◆ **DATASET EXTRACT**
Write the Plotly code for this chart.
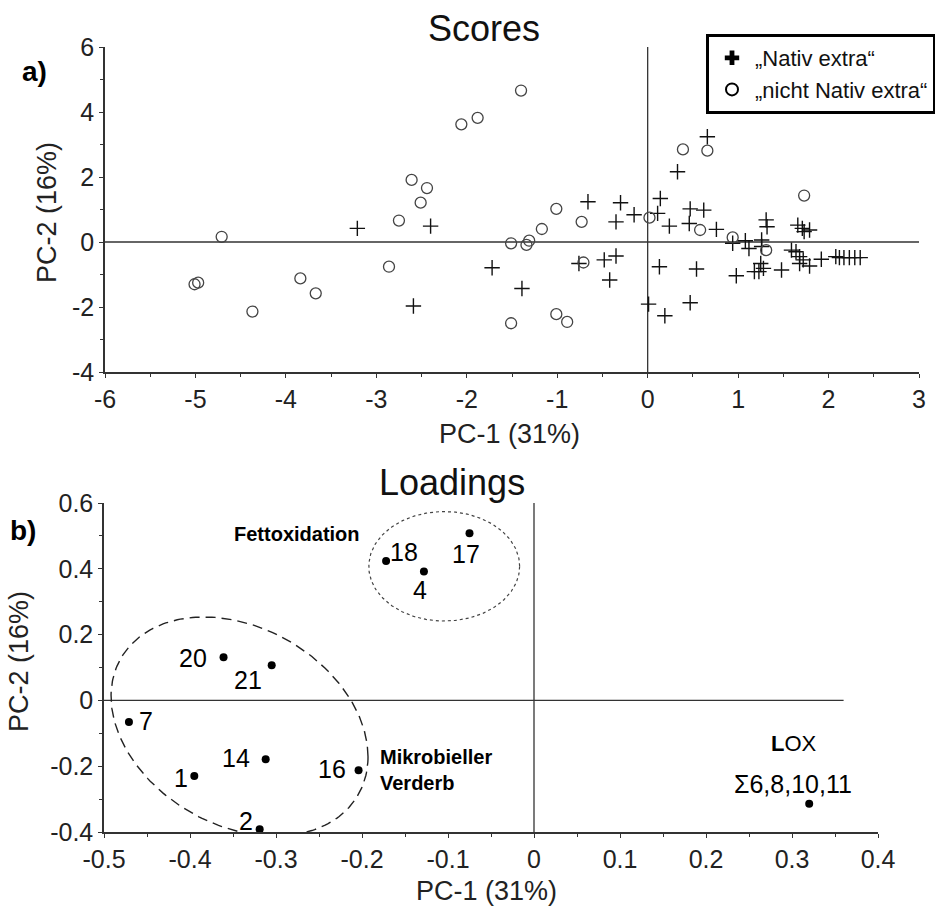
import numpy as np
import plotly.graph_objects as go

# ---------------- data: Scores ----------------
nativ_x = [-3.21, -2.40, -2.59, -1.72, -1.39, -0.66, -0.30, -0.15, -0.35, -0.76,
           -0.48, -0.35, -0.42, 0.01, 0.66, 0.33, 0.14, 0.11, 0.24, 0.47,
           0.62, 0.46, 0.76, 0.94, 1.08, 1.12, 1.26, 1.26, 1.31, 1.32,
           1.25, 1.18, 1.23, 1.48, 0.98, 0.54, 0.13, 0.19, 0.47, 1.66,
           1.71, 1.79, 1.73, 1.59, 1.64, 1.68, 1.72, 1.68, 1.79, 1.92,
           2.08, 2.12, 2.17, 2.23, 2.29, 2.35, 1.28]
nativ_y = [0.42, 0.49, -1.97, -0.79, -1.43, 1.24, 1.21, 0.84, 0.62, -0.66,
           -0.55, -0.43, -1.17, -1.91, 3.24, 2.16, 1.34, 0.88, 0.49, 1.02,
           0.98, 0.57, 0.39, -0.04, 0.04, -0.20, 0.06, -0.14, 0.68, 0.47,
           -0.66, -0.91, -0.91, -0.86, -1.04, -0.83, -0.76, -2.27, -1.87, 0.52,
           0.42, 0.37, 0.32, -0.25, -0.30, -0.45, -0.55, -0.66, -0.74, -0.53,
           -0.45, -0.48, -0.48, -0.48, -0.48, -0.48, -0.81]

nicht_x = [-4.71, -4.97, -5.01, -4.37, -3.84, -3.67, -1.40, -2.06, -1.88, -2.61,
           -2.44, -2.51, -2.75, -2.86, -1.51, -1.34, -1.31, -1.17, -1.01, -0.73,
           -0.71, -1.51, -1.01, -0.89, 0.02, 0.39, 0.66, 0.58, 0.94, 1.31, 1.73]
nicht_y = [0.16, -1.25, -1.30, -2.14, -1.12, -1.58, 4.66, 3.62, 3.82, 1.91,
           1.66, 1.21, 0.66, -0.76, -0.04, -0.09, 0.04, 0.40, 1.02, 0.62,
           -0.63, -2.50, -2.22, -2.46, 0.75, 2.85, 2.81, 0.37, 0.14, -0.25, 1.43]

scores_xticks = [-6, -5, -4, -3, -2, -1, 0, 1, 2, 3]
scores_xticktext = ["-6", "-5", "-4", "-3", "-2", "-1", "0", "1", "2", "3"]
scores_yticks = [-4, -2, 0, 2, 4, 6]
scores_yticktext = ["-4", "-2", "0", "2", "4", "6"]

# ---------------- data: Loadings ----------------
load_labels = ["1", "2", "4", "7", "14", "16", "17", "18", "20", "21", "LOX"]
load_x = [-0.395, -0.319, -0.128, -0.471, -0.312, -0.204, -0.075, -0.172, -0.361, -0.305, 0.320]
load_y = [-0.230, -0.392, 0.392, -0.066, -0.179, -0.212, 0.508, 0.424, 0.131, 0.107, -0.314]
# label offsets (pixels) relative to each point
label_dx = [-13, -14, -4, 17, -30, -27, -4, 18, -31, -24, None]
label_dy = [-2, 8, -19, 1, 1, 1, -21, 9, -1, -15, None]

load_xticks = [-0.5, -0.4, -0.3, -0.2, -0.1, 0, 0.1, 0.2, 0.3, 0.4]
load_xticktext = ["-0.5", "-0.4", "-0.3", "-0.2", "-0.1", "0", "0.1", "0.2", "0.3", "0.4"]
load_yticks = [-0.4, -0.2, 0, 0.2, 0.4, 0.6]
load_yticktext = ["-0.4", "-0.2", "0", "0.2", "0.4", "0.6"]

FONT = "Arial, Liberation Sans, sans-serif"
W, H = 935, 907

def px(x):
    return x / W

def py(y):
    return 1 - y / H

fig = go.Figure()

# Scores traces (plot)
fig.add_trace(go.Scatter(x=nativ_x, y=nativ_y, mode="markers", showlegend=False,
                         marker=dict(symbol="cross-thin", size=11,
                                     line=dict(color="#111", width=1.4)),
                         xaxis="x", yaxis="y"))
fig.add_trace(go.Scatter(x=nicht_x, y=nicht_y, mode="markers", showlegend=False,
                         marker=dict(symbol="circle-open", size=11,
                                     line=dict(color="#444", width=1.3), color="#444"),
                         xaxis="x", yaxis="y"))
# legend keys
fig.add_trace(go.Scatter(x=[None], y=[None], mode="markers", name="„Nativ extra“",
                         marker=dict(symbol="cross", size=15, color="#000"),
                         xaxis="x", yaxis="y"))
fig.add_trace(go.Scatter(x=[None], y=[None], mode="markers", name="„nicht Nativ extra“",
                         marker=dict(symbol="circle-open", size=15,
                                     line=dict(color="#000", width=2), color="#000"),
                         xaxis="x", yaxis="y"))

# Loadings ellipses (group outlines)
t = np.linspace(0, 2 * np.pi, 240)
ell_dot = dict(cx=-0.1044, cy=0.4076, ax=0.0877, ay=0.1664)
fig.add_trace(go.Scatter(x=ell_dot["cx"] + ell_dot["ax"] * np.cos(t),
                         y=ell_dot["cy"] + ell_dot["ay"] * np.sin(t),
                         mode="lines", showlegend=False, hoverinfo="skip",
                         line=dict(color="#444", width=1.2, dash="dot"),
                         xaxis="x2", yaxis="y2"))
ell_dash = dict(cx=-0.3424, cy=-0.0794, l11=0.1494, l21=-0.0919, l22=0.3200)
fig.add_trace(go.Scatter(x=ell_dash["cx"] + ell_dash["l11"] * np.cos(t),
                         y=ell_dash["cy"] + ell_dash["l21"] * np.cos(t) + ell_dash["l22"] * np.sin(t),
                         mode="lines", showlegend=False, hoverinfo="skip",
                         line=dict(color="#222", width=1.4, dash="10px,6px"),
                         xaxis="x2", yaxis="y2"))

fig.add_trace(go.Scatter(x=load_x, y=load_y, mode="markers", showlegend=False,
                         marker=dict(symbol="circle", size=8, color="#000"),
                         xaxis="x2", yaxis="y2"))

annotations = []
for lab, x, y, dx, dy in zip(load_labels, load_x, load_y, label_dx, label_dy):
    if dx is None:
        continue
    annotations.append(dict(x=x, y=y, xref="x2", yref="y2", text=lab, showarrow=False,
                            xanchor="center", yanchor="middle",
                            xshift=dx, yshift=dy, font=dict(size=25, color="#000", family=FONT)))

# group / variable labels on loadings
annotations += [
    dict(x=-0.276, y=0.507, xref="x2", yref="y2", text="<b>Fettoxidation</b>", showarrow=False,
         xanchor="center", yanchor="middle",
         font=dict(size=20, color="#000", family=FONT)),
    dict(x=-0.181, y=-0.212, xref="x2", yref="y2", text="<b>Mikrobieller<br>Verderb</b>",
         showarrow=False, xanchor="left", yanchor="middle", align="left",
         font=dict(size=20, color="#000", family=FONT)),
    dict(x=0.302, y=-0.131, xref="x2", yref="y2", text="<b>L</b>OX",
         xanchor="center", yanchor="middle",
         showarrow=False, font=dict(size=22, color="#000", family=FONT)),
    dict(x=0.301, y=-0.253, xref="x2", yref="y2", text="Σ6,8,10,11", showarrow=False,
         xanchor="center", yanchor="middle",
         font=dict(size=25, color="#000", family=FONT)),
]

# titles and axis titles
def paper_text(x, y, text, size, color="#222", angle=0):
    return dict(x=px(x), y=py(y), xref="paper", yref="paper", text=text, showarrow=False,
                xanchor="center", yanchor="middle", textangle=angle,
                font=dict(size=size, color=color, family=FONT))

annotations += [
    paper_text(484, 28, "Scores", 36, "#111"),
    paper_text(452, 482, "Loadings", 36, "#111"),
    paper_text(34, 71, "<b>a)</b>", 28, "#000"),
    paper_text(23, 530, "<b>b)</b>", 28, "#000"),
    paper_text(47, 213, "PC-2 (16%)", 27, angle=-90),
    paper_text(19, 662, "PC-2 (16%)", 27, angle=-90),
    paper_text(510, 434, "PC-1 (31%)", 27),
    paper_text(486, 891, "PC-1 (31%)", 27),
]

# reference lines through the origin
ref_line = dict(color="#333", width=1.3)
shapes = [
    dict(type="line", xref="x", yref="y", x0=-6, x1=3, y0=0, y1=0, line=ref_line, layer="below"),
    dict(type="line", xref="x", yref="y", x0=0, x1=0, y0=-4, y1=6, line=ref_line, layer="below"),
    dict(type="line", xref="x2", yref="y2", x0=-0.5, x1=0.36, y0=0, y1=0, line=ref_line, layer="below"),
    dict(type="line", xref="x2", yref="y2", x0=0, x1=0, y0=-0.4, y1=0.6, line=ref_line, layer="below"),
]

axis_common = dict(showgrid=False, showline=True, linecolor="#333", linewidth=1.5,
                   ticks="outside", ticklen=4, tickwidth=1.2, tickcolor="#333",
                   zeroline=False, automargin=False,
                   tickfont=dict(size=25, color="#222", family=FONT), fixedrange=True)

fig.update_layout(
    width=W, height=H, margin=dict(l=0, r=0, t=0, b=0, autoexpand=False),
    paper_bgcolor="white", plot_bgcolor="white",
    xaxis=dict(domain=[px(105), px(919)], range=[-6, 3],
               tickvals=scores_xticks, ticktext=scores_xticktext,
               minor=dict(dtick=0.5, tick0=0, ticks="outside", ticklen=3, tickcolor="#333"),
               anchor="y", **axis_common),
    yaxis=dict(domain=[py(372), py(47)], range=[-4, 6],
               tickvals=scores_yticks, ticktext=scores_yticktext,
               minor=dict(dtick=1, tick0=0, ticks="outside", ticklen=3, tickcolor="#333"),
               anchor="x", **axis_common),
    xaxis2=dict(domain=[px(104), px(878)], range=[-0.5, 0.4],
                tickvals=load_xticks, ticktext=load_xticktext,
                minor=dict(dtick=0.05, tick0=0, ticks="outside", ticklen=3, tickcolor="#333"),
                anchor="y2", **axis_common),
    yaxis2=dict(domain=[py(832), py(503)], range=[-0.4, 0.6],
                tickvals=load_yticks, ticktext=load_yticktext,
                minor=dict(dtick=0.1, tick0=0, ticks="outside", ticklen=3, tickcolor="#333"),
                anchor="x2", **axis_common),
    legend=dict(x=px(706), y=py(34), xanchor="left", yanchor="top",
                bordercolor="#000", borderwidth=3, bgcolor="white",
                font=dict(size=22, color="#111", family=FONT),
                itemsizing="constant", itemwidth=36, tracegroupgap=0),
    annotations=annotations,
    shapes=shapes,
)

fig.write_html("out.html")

---

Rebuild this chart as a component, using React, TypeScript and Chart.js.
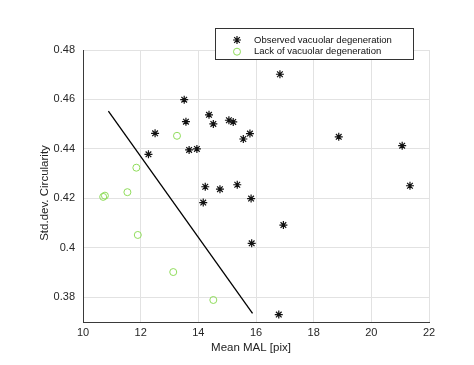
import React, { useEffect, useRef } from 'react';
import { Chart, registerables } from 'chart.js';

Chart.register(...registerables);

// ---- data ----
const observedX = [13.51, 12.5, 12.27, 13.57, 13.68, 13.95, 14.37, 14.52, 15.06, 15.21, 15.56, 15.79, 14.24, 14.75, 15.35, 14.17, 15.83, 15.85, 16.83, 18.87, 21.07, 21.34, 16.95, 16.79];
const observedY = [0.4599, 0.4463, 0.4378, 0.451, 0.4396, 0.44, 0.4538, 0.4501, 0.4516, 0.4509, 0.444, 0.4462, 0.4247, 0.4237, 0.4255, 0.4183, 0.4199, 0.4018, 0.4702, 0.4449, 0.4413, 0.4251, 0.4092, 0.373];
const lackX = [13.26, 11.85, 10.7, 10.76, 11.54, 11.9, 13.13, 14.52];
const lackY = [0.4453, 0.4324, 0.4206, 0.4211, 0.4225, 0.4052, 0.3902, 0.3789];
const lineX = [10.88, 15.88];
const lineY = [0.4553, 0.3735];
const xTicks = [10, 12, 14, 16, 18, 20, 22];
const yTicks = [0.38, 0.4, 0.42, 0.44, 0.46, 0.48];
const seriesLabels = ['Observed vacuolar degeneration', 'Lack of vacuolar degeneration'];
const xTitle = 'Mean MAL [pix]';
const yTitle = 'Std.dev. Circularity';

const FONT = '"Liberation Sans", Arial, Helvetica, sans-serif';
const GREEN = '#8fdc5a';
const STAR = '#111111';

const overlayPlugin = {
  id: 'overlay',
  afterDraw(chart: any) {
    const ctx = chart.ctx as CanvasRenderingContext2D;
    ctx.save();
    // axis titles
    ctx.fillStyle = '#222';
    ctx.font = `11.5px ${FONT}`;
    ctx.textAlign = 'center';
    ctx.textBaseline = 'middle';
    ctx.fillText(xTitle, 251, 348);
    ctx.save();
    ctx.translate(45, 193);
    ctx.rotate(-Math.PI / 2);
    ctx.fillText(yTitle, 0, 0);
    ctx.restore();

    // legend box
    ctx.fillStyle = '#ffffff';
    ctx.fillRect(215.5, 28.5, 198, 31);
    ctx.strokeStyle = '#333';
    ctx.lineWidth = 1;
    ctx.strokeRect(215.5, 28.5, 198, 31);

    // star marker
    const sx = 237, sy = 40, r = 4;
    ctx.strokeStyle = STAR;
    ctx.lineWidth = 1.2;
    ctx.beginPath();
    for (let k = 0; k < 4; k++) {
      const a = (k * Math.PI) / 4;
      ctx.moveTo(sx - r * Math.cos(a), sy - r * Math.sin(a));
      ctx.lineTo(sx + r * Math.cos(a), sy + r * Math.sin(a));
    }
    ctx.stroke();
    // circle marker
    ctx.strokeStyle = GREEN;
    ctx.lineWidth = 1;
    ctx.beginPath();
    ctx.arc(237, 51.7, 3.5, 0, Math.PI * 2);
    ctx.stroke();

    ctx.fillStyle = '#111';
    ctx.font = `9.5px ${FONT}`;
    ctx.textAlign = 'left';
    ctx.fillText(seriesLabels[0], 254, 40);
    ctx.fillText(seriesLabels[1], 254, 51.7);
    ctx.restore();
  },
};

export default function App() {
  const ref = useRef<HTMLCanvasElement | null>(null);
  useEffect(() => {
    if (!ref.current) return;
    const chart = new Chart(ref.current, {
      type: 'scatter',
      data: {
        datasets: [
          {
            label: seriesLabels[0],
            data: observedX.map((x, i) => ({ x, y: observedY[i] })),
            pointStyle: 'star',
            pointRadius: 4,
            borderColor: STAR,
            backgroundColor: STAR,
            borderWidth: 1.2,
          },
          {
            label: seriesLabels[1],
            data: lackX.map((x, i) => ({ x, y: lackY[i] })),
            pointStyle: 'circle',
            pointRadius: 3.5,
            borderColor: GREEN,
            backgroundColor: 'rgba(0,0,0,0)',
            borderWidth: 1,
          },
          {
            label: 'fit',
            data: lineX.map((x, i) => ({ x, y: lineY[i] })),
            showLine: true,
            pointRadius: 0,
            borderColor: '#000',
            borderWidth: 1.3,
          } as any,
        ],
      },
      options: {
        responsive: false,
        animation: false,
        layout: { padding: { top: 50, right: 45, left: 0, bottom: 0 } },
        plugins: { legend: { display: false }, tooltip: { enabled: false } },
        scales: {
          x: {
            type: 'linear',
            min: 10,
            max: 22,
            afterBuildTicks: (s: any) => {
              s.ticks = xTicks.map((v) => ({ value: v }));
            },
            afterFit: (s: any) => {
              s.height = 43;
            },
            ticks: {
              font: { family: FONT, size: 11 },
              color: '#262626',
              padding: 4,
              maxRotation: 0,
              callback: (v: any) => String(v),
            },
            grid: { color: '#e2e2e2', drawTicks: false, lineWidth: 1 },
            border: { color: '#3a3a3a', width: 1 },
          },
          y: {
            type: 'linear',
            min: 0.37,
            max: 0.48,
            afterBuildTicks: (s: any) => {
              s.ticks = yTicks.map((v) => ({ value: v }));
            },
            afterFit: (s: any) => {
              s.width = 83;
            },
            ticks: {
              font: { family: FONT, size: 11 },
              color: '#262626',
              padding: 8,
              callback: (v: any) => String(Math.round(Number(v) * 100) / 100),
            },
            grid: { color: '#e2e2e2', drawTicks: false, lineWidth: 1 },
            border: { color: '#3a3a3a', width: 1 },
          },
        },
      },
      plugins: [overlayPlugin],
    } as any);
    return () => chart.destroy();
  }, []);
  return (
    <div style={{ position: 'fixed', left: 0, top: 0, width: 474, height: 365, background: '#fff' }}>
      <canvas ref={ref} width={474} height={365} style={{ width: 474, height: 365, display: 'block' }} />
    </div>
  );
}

--

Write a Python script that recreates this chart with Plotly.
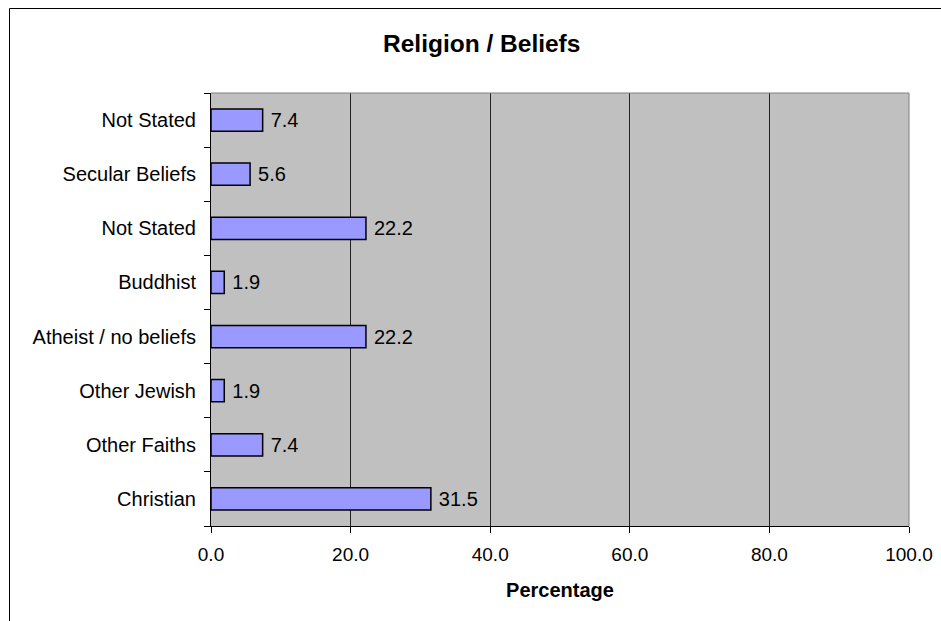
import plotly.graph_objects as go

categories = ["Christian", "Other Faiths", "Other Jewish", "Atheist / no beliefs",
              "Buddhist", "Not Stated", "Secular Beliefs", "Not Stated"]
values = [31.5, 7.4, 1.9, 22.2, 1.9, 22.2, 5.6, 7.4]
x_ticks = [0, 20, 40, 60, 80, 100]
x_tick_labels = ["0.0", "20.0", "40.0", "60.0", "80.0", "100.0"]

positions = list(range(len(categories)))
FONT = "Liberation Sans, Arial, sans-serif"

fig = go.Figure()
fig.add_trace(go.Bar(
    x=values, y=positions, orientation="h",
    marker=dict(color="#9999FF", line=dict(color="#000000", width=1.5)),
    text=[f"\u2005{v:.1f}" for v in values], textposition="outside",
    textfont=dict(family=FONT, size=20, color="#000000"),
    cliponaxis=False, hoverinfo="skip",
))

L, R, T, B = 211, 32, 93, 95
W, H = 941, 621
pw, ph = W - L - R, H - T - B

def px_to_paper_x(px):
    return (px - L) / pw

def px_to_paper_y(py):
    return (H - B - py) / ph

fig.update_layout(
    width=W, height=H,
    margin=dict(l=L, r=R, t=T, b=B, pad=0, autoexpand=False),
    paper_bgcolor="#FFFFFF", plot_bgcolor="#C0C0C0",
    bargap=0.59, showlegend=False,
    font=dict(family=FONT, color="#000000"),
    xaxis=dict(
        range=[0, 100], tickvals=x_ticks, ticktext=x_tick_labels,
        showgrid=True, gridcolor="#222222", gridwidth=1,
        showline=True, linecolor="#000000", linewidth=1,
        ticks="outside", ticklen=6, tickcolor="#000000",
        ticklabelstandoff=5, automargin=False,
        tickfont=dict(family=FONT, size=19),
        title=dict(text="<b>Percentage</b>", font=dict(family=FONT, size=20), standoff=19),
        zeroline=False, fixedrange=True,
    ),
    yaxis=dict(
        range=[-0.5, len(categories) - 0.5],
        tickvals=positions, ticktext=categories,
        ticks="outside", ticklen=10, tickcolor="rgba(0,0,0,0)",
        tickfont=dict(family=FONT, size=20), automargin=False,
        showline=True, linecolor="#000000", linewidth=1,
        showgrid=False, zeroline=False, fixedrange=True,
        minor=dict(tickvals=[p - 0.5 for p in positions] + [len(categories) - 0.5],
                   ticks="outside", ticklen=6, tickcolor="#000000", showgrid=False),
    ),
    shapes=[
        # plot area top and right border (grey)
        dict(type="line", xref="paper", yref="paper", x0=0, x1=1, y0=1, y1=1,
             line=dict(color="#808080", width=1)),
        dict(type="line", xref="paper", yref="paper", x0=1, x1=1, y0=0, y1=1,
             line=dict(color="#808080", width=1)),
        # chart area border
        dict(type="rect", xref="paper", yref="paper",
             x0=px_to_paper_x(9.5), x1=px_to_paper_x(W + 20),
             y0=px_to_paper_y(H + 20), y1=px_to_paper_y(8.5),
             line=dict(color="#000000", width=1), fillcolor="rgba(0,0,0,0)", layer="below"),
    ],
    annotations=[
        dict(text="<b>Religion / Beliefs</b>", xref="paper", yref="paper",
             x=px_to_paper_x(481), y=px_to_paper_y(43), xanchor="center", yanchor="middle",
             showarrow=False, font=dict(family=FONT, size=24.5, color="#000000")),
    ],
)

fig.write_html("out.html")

◆ **EXERCISE GOAL**
From the line containing "Rebuild this chart" to the line containing "ctx.strokeRect(215.5, 28.5, 198, 31);", both lines included, give the text again exactly, without any pictures.

◆ **FULL ANSWER**
Rebuild this chart as a component, using React, TypeScript and Chart.js.
import React, { useEffect, useRef } from 'react';
import { Chart, registerables } from 'chart.js';

Chart.register(...registerables);

// ---- data ----
const observedX = [13.51, 12.5, 12.27, 13.57, 13.68, 13.95, 14.37, 14.52, 15.06, 15.21, 15.56, 15.79, 14.24, 14.75, 15.35, 14.17, 15.83, 15.85, 16.83, 18.87, 21.07, 21.34, 16.95, 16.79];
const observedY = [0.4599, 0.4463, 0.4378, 0.451, 0.4396, 0.44, 0.4538, 0.4501, 0.4516, 0.4509, 0.444, 0.4462, 0.4247, 0.4237, 0.4255, 0.4183, 0.4199, 0.4018, 0.4702, 0.4449, 0.4413, 0.4251, 0.4092, 0.373];
const lackX = [13.26, 11.85, 10.7, 10.76, 11.54, 11.9, 13.13, 14.52];
const lackY = [0.4453, 0.4324, 0.4206, 0.4211, 0.4225, 0.4052, 0.3902, 0.3789];
const lineX = [10.88, 15.88];
const lineY = [0.4553, 0.3735];
const xTicks = [10, 12, 14, 16, 18, 20, 22];
const yTicks = [0.38, 0.4, 0.42, 0.44, 0.46, 0.48];
const seriesLabels = ['Observed vacuolar degeneration', 'Lack of vacuolar degeneration'];
const xTitle = 'Mean MAL [pix]';
const yTitle = 'Std.dev. Circularity';

const FONT = '"Liberation Sans", Arial, Helvetica, sans-serif';
const GREEN = '#8fdc5a';
const STAR = '#111111';

const overlayPlugin = {
  id: 'overlay',
  afterDraw(chart: any) {
    const ctx = chart.ctx as CanvasRenderingContext2D;
    ctx.save();
    // axis titles
    ctx.fillStyle = '#222';
    ctx.font = `11.5px ${FONT}`;
    ctx.textAlign = 'center';
    ctx.textBaseline = 'middle';
    ctx.fillText(xTitle, 251, 348);
    ctx.save();
    ctx.translate(45, 193);
    ctx.rotate(-Math.PI / 2);
    ctx.fillText(yTitle, 0, 0);
    ctx.restore();

    // legend box
    ctx.fillStyle = '#ffffff';
    ctx.fillRect(215.5, 28.5, 198, 31);
    ctx.strokeStyle = '#333';
    ctx.lineWidth = 1;
    ctx.strokeRect(215.5, 28.5, 198, 31);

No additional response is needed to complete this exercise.